In The Windhover Hopkins calls Christ ‘O my chevalier!’ and in The Wreck of the Deutschland he describes an overwhelming religious experience (possibly from the Ignatian Spiritual Exercises) as a night with a tremendous lover:

I did say yes …
Thou knowest the walls, altar and hour and night: the swoon of a heart that the sweep and the hurl of thee trod …
In the second part of the poem he identifies his experience with that of the nun on the wrecked ship, who calls out to Christ, as the poem reaches an orgasmic rhythm:

But how shall I … make me room there:
Reach me a ... Fancy, come faster –
Strike you the sight of it? look at it loom there,
Thing that she … there then! the Master,
Ipse, the only one, Christ, King, Head.

Poets have often expressed mystical experiences in female erotic terms. But that does not mean experience of ‘the transcendent’ is confined to the erotic or can be reduced to sexual fantasy. ‘The transcendent’ can be encountered in many ways: for example, as the extreme and dangerous Other; as absolute Power; as Beauty so old and so new; as cosmic Music. These can all be understood as imaginative, poetic encounters with our own material universe – its otherness, power, beauty and harmony (Pythagoras discovered the ‘harmonious pines’) and show both the glory of the material universe and the marvellous strength and breadth of the human poetic genius.

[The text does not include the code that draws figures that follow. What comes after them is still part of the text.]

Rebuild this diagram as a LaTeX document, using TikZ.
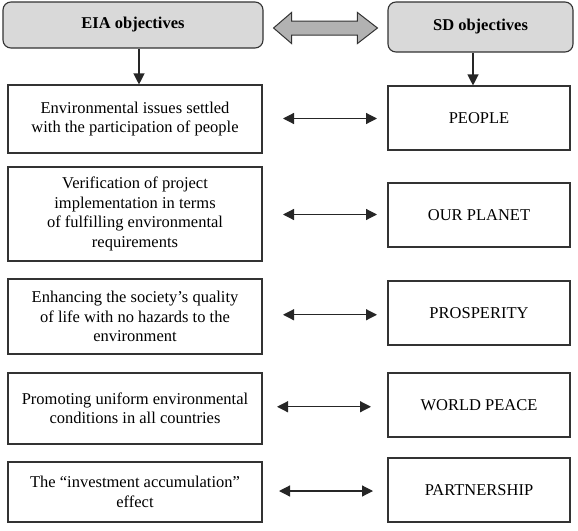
\documentclass[tikz,border=0pt]{standalone}
\usepackage{xcolor}
\usepackage{fontspec}
\setmainfont{Liberation Serif}
\usepackage{tikz}
\usetikzlibrary{positioning, calc, arrows.meta}

\begin{document}
\begin{tikzpicture}[x=1pt, y=1pt, font=\fontsize{16.5}{19.5}\selectfont]
			\useasboundingbox (0,0) rectangle (578,-530);
			\tikzstyle{head}=[rectangle, rounded corners=8pt, draw=black!80, line width=1.1pt, fill=black!15, text=black, font=\fontsize{16.5}{19.5}\selectfont\bfseries]
			\tikzstyle{goal}=[rectangle, draw=black!80, line width=1.1pt, minimum width=254pt, inner sep=2pt, align=center, text=black]
			\tikzstyle{pillar}=[rectangle, draw=black!80, line width=1.1pt, minimum width=182pt, minimum height=64pt, text=black]
			\tikzstyle{tip}=[draw=black!85, line width=1.2pt, -{Triangle[length=11pt, width=11pt]}]
			\tikzstyle{link}=[draw=black!85, line width=1.2pt, {Triangle[length=11pt, width=11pt]}-{Triangle[length=11pt, width=11pt]}]
			\tikzstyle{bigarrow}=[draw=black!80, line width=1pt, fill=black!30, line join=miter]
			%%
			\node (eia) at (133,-25) [head, minimum width=260pt, minimum height=46pt] {EIA objectives};
			\node (sd) at (480.5,-27) [head, minimum width=185pt, minimum height=50pt] {SD objectives};
			
			\node (e1) at (135,-119) [goal, minimum height=68pt] {Environmental issues settled\\with the participation of people};
			\node (e2) at (135,-214) [goal, minimum height=94pt] {Verification of project\\implementation in terms\\of fulfilling environmental\\requirements};
			\node (e3) at (135,-316.5) [goal, minimum height=75pt] {Enhancing the society’s quality\\of life with no hazards to the\\environment};
			\node (e4) at (135,-408.5) [goal, minimum height=71pt] {Promoting uniform environmental\\conditions in all countries};
			\node (e5) at (135,-492) [goal, minimum height=60pt] {The “investment accumulation”\\effect};
			
			\node (p1) at (479,-118) [pillar] {PEOPLE};
			\node (p2) at (479,-215) [pillar] {OUR PLANET};
			\node (p3) at (479,-313) [pillar] {PROSPERITY};
			\node (p4) at (479,-405) [pillar] {WORLD PEACE};
			\node (p5) at (479,-490) [pillar] {PARTNERSHIP};
			
			%% wide double arrow between the two headers
			\coordinate (bl) at ($(eia.east)+(10,-3)$);
			\coordinate (br) at ($(sd.west)+(-10,-1)$);
			\draw [bigarrow] (bl) -- ++(18,15.5) -- ++(0,-8.5) -- ($(br)+(-20,7)$) -- ++(0,8.5) -- (br)
				-- ++(-20,-15.5) -- ++(0,8.5) -- ($(bl)+(18,-7)$) -- ++(0,-8.5) -- cycle;
			
			\draw [tip] ([xshift=6pt]eia.south) -- ([xshift=4pt]e1.north);
			\draw [tip] ([xshift=-7.5pt]sd.south) -- ([xshift=-6pt]p1.north);
			
			\foreach \i/\l/\r in {1/42/52, 2/42/52, 3/42/52, 4/48/46, 5/46/48}{
				\coordinate (m\i) at ($(e\i.east)!0.5!(p\i.west)$);
				\draw [link] ([xshift=-\l pt]m\i) -- ([xshift=\r pt]m\i);
			}
			\end{tikzpicture}
\end{document}
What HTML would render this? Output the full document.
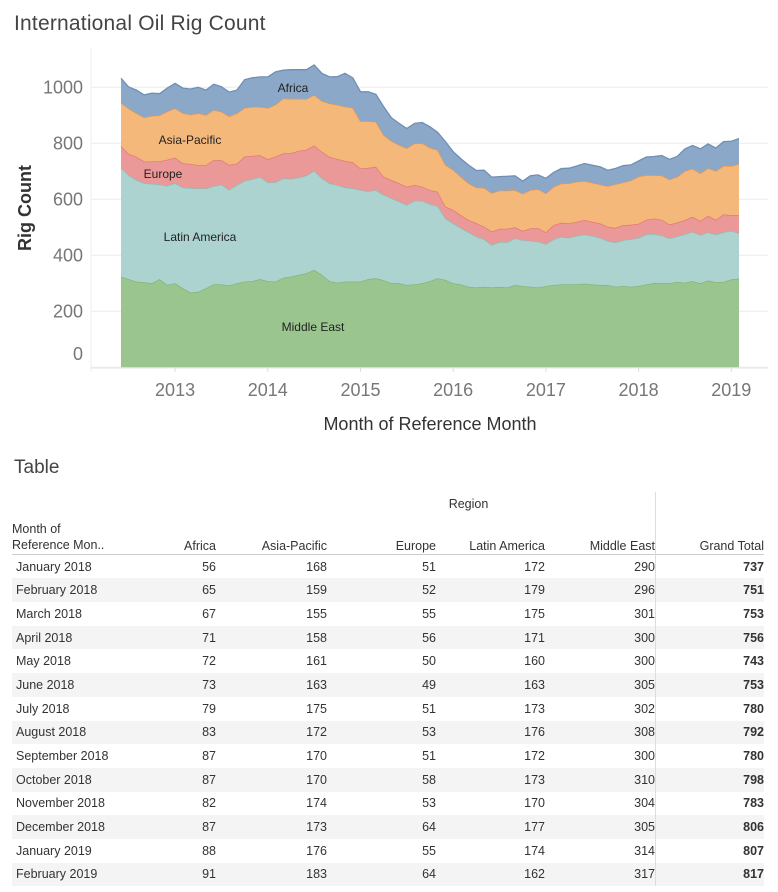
<!DOCTYPE html>
<html><head><meta charset="utf-8">
<style>
body{margin:0;background:#fff;font-family:"Liberation Sans",sans-serif;}
#wrap{position:relative;width:778px;height:892px;overflow:hidden;}
.title{position:absolute;left:14px;top:12px;font-size:21px;color:#444;letter-spacing:0.2px;}
.ttitle{position:absolute;left:14px;top:457px;font-size:19px;color:#444;}
table{position:absolute;left:12px;top:492px;border-collapse:collapse;font-size:12.5px;color:#333;}
td,th{padding:0;font-weight:normal;height:23.7px;}
</style></head><body>
<div id="wrap">
<div class="title">International Oil Rig Count</div>
<svg id="chart" width="778" height="450" style="position:absolute;left:0;top:0"></svg>
<div class="ttitle">Table</div>
<div id="tbl"></div>
</div>
<script>
const months=81; // Jun 2012 .. Feb 2019
const middleEast=[324,315,306,304,300,315,294,300,282,267,270,282,296,296,292,300,306,308,315,308,306,320,324,330,336,348,330,308,302,306,306,306,315,318,311,300,300,294,296,300,308,318,312,300,296,288,285,288,285,287,285,294,290,288,285,290,294,296,296,296,299,296,294,294,288,290,288,290,296,301,300,300,305,302,308,300,310,304,305,314,317];
const latinAmerica=[389,371,363,354,355,338,354,357,360,373,369,357,351,357,342,351,360,364,365,352,355,355,349,348,349,354,345,349,349,336,333,327,314,315,305,304,292,286,299,295,274,258,220,214,202,194,182,169,152,160,162,167,164,164,164,150,163,170,167,174,176,174,169,157,158,164,170,172,179,175,171,160,163,173,176,172,173,170,177,174,162];
const europe=[77,77,83,77,80,83,93,92,87,86,83,83,93,87,89,77,87,83,77,83,92,89,92,95,92,90,95,95,93,95,93,77,83,83,65,65,65,65,56,50,51,51,42,48,45,44,48,45,48,48,48,39,33,44,48,42,51,50,51,50,51,50,51,51,52,54,51,51,52,55,56,50,49,51,53,51,58,53,64,55,64];
const asiaPacific=[155,161,155,157,163,164,173,176,179,176,185,179,179,173,173,179,173,175,173,183,185,196,194,186,181,181,181,190,193,194,195,169,167,161,149,139,137,137,149,155,151,149,149,143,137,131,127,139,137,136,136,133,133,137,139,139,137,140,143,143,139,139,139,145,156,152,158,168,159,155,158,161,163,175,172,170,170,174,173,176,183];
const africa=[87,77,83,81,81,77,83,89,89,92,93,89,92,89,87,83,101,104,107,111,117,101,104,104,105,107,99,95,101,119,107,105,105,98,101,83,77,71,71,74,75,63,83,65,65,65,61,63,57,50,51,51,45,51,51,54,51,54,54,56,63,63,63,57,56,60,56,56,65,67,71,72,73,79,83,87,87,82,87,88,91];
const yTicks=[0,200,400,600,800,1000];
const xYears=[2013,2014,2015,2016,2017,2018,2019];
const seriesNames=["Middle East","Latin America","Europe","Asia-Pacific","Africa"];

const svg=document.getElementById('chart');
const NS='http://www.w3.org/2000/svg';
const x0=121,x1=739,y0=367.3,pxPer=0.28;
function xScale(m){return x0+(x1-x0)*m/(months-1);}
function yScale(v){return y0-v*pxPer;}
function xYear(yr){return xScale((yr-2012)*12-5);}
function mk(tag,attrs,parent){const e=document.createElementNS(NS,tag);for(const k in attrs)e.setAttribute(k,attrs[k]);(parent||svg).appendChild(e);return e;}

yTicks.forEach(v=>{
  const g=mk('line',{x1:91,x2:768,y1:yScale(v),y2:yScale(v),stroke:'#ececec','stroke-width':1});
  
  
  const t=mk('text',{x:83,y:Math.min(yScale(v),354)+6,'text-anchor':'end','font-size':18,fill:'#777','font-family':'Liberation Sans, sans-serif'});
  t.textContent=v;
  
  
});
const ax=mk('line',{x1:91,x2:91,y1:48,y2:372,stroke:'#eee'});


const bx=mk('line',{x1:91,x2:768,y1:368,y2:368,stroke:'#e6e6e6'});



const series=[middleEast,latinAmerica,europe,asiaPacific,africa];
const fills=['#9ac58f','#acd3d0','#ea9898','#f5b87b','#8ba8c8'];
const strokes=['#7db46f','#86c1bc','#e07474','#f0964a','#6f8fb6'];
const names=['area-middle-east','area-latin-america','area-europe','area-asia-pacific','area-africa'];
let base=new Array(months).fill(0);
const paths=[];
series.forEach((s,i)=>{
  const top=base.map((b,m)=>b+s[m]);
  let d='';
  for(let m=0;m<months;m++)d+=(m?'L':'M')+xScale(m).toFixed(1)+','+yScale(top[m]).toFixed(1);
  for(let m=months-1;m>=0;m--)d+='L'+xScale(m).toFixed(1)+','+yScale(base[m]).toFixed(1);
  d+='Z';
  let ld='';
  for(let m=0;m<months;m++)ld+=(m?'L':'M')+xScale(m).toFixed(1)+','+yScale(top[m]).toFixed(1);
  paths.push([d,ld,i]);
  base=top;
});
paths.forEach(([d,ld,i])=>{
  const p=mk('path',{d:d,fill:fills[i],stroke:'none'});
  
  
  const l=mk('path',{d:ld,fill:'none',stroke:strokes[i],'stroke-width':1.3});
  
  
});
[['Africa',293,92],['Asia-Pacific',190,144],['Europe',163,178],['Latin America',200,241],['Middle East',313,331]].forEach(a=>{
  const t=mk('text',{x:a[1],y:a[2],'text-anchor':'middle','font-size':12,fill:'#222','font-family':'Liberation Sans, sans-serif'});
  t.textContent=a[0];
  
  
});
xYears.forEach(yr=>{
  const x=xYear(yr);
  const t=mk('text',{x:x,y:396,'text-anchor':'middle','font-size':18,fill:'#777','font-family':'Liberation Sans, sans-serif'});
  t.textContent=yr;
  
  
  const tk=mk('line',{x1:x,x2:x,y1:368,y2:372,stroke:'#ddd'});
  
  
});
const xt=mk('text',{x:430,y:430,'text-anchor':'middle','font-size':18,fill:'#333','font-family':'Liberation Sans, sans-serif'});
xt.textContent='Month of Reference Month';


const yt=mk('text',{x:0,y:0,'text-anchor':'middle','font-size':18,'font-weight':'bold',fill:'#333','font-family':'Liberation Sans, sans-serif',transform:'translate(31,208) rotate(-90)'});
yt.textContent='Rig Count';



const tblMonths=['January 2018','February 2018','March 2018','April 2018','May 2018','June 2018','July 2018','August 2018','September 2018','October 2018','November 2018','December 2018','January 2019','February 2019'];
let h='<table><tr><td></td><td colspan="5" style="text-align:center;height:22px;padding-left:120px">Region</td><td style="border-left:1px solid #ddd"></td></tr>';
h+='<tr style="border-bottom:1px solid #ccc"><td style="width:150px;height:37px;vertical-align:bottom;line-height:16px;padding-bottom:1px">Month of<br>Reference Mon..</td>';
const cw=[54,111,109,109,110];
['Africa','Asia-Pacific','Europe','Latin America','Middle East'].forEach((n,i)=>{h+='<td style="width:'+cw[i]+'px;text-align:right;vertical-align:bottom;padding-bottom:1px">'+n+'</td>';});
h+='<td style="width:108px;text-align:right;vertical-align:bottom;padding-bottom:1px;border-left:1px solid #ddd">Grand Total</td></tr>';
const startIdx=67;
tblMonths.forEach((mn,r)=>{
  const k=startIdx+r;
  const vals=[africa[k],asiaPacific[k],europe[k],latinAmerica[k],middleEast[k]];
  const tot=vals.reduce((a,b)=>a+b,0);
  h+='<tr style="background:'+(r%2?'#f4f4f4':'#fff')+'"><td style="padding-left:4px">'+mn+'</td>';
  vals.forEach(v=>{h+='<td style="text-align:right">'+v+'</td>';});
  h+='<td style="text-align:right;font-weight:bold;border-left:1px solid #ddd">'+tot+'</td></tr>';
});
h+='</table>';
document.getElementById('tbl').innerHTML=h;
</script>
</body></html>
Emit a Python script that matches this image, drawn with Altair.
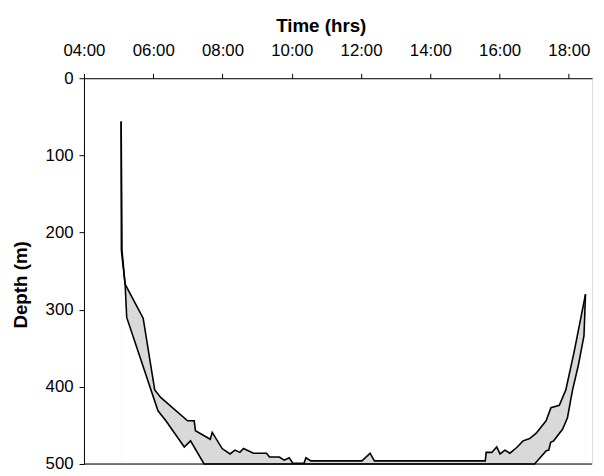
import altair as alt
import pandas as pd

# Shallow (upper) boundary of the layer: time in decimal hours, depth in m
shallow_time = [5.074, 5.097, 5.188, 5.709, 6.043, 6.222, 6.991, 7.182, 7.219, 7.647,
                7.704, 7.989, 8.217, 8.359, 8.501, 8.607, 8.892, 9.271, 9.356, 9.641,
                9.783, 9.926, 10.031, 10.353, 10.410, 10.553, 12.026, 12.262, 12.385, 15.587,
                15.613, 15.775, 15.917, 16.014, 16.154, 16.297, 16.487, 16.678, 16.869, 17.057,
                17.342, 17.484, 17.724, 17.912, 18.151, 18.481]
shallow_depth = [56, 223, 267, 311, 404, 414, 444, 444, 457, 468,
                 459, 480, 487, 482, 485, 480, 486, 486, 491, 491,
                 495, 492, 499, 499, 492, 496, 496, 486, 496, 496,
                 485, 485, 478, 487, 482, 486, 479, 470, 467, 460,
                 444, 427, 424, 404, 355, 280]

# Deep (lower) boundary of the layer
deep_time = [5.074, 5.080, 5.188, 5.234, 6.137, 6.365, 6.897, 7.077, 7.467, 17.011,
             17.342, 17.419, 17.476, 17.561, 17.818, 17.960, 18.103, 18.274, 18.436, 18.481]
deep_depth = [56, 223, 267, 310, 431, 444, 478, 470, 500, 500,
              483, 482, 472, 470, 455, 440, 405, 372, 334, 280]

x_ticks = [4, 6, 8, 10, 12, 14, 16, 18]
y_ticks = [0, 100, 200, 300, 400, 500]
max_depth = 500

FONT = "Liberation Sans"

shallow = pd.DataFrame({"t": shallow_time, "d": shallow_depth, "base": max_depth})
deep = pd.DataFrame({"t": deep_time, "d": deep_depth, "base": max_depth})

xscale = alt.Scale(domain=[4, 18.67], nice=False, zero=False)
yscale = alt.Scale(domain=[0, 500], reverse=True, nice=False)

x_enc = alt.X("t:Q", scale=xscale,
              axis=alt.Axis(orient="top", title="Time (hrs)", values=x_ticks,
                            labelExpr="(datum.value < 10 ? '0' : '') + datum.value + ':00'",
                            grid=False, tickSize=5, labelPadding=14, titlePadding=6,
                            titleX=240, domainColor="black", tickColor="black",
                            labelFlush=False, labelOverlap=False,
                            labelFontSize=17, titleFontSize=19, labelFont=FONT, titleFont=FONT,
                            labelColor="black", titleColor="black", zindex=1))
y_enc = alt.Y("d:Q", scale=yscale,
              axis=alt.Axis(title="Depth (m)", values=y_ticks, grid=False, tickSize=5,
                            labelPadding=6, titleX=-54, titleY=209, domainColor="black",
                            labelFlush=False, labelOverlap=False,
                            tickColor="black", labelFontSize=17, titleFontSize=19,
                            labelFont=FONT, titleFont=FONT, labelColor="black",
                            titleColor="black", zindex=1))

band = alt.Chart(shallow).mark_area(color="#d9d9d9", opacity=1).encode(
    x=x_enc, y=y_enc, y2="base:Q")
under = alt.Chart(deep).mark_area(color="white", opacity=1).encode(
    x="t:Q", y="d:Q", y2="base:Q")
line_s = alt.Chart(shallow).mark_line(color="black", strokeWidth=1.6).encode(
    x="t:Q", y="d:Q")
line_d = alt.Chart(deep).mark_line(color="black", strokeWidth=1.6).encode(
    x="t:Q", y="d:Q")
bottom = alt.Chart(pd.DataFrame({"d": [max_depth]})).mark_rule(
    color="black", strokeWidth=1.2).encode(y="d:Q")

chart = alt.layer(band, under, line_s, line_d, bottom).properties(
    width=515, height=391, autosize="none",
    padding={"left": 77, "top": 68, "right": 4, "bottom": 9},
).configure_view(stroke=None).configure(background="white")

chart.save("out.html", embed_options={"renderer": "svg", "actions": False})
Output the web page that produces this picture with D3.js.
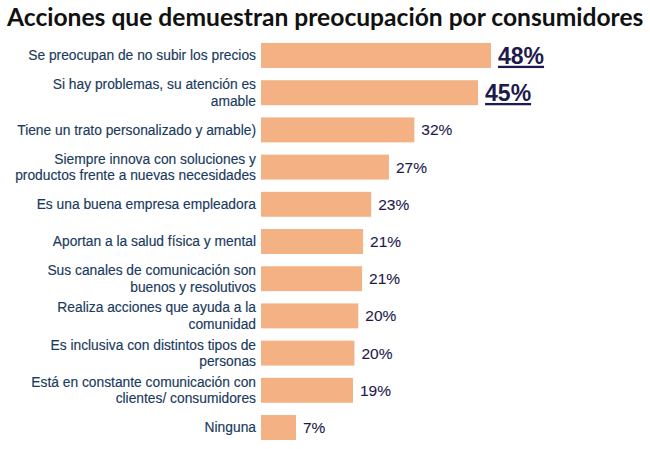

One final example comes from Hopkins’ Hurrahing in the Harvest (which his friend Robert Bridges tutted tutted was ‘in poor taste’):

And the azurous hung hills are his world-wielding shoulder Majestic – as a stallion stalwart. very-violet-sweet!

Hopkins had a Jesuit training in philosophy and theology and of course he did not think the blue hills were really Christ’s (or the Greek god Atlas’s) shoulder. It is a metaphor expressing a moment of ecstasy. Its poetic power (the substance, ‘vehicle’, of the metaphor) derives from the fact that strong and beautiful blue hills, male shoulders and horses physically exist and can be apprehended by our senses. Beauty is splendor formae: the shining of shape. Hopkins almost certainly thought that ‘Christ God’ also really exists somehow. But the poetic power and the ecstasy remain even if we think the hills are being compared to an imaginary god.